My Key Strategies for Navigating Pre-Market Waters

If you’ve gone through the checklist and still believe pre-market trading fits your style, you need a set of non-negotiable rules. These are the strategies I’ve developed over 20 years, often through trial and error, to survive and occasionally thrive in these early hours.

  1. Always, and I Mean Always, Use Limit Orders. This is rule number one, two, and three. A limit order lets you set the maximum price you’re willing to pay (to buy) or the minimum price you’re willing to accept (to sell). It’s your single best defense against wide spreads and sudden price spikes.
  2. Start Incredibly Small.

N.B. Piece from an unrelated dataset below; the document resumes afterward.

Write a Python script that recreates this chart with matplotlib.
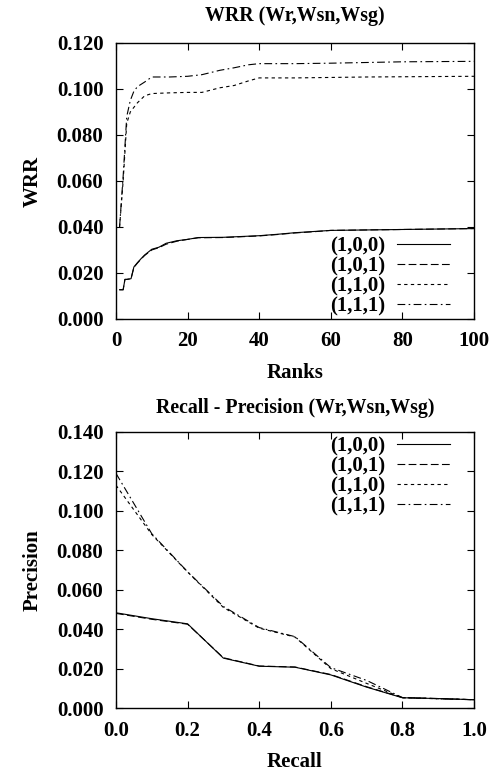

This was my big mistake. When you’re first starting, trade with a position size that is a fraction of what you’d normally use. The goal is not to get rich on one trade; it’s to learn the dynamics of the pre-market without blowing up your account.
  3. Focus Only on High-Volume News Catalysts. Don’t trade a stock just because it’s moving. Only focus on stocks that are active due to a major, confirmed news event like an earnings beat or a major company announcement. This ensures there’s at least *some* liquidity.
  4. Check the Bid-Ask Spread Before Every Single Trade. Make it a habit. If the spread on a $50 stock is more than a few cents, the risk is likely too high. A wide spread is a clear signal of very low liquidity and danger.
  5. Have a Plan for the 9:30 AM Open. Don’t get married to your pre-market position. Decide ahead of time: will you sell right before the bell? Will you hold into the open? What’s your stop-loss if the trade immediately reverses? The game changes completely at 9:30 AM, and you need to be prepared for it.

Frequently Asked Questions

What are the typical pre-market trading hours?

For major U.S. exchanges like the NYSE and NASDAQ, pre-market trading can start as early as 4:00 AM ET and runs until the market opens at 9:30 AM ET. However, your specific broker may offer a more limited window.

Can anyone trade in the pre-market?

Most, but not all, major online brokers offer access to pre-market trading. You typically need to enable it in your account settings and acknowledge the associated risks. It’s not usually available by default.

Why is pre-market trading so risky?

The primary risks are low liquidity (fewer buyers and sellers) and high volatility. This combination leads to wide bid-ask spreads and the potential for extreme, unpredictable price swings that can trigger significant losses very quickly.

Should beginners try pre-market trading?

I strongly advise against it. The pre-market is an arena for experienced, disciplined traders who fully understand the unique risks. Beginners should first focus on mastering their strategy during regular market hours where conditions are more stable.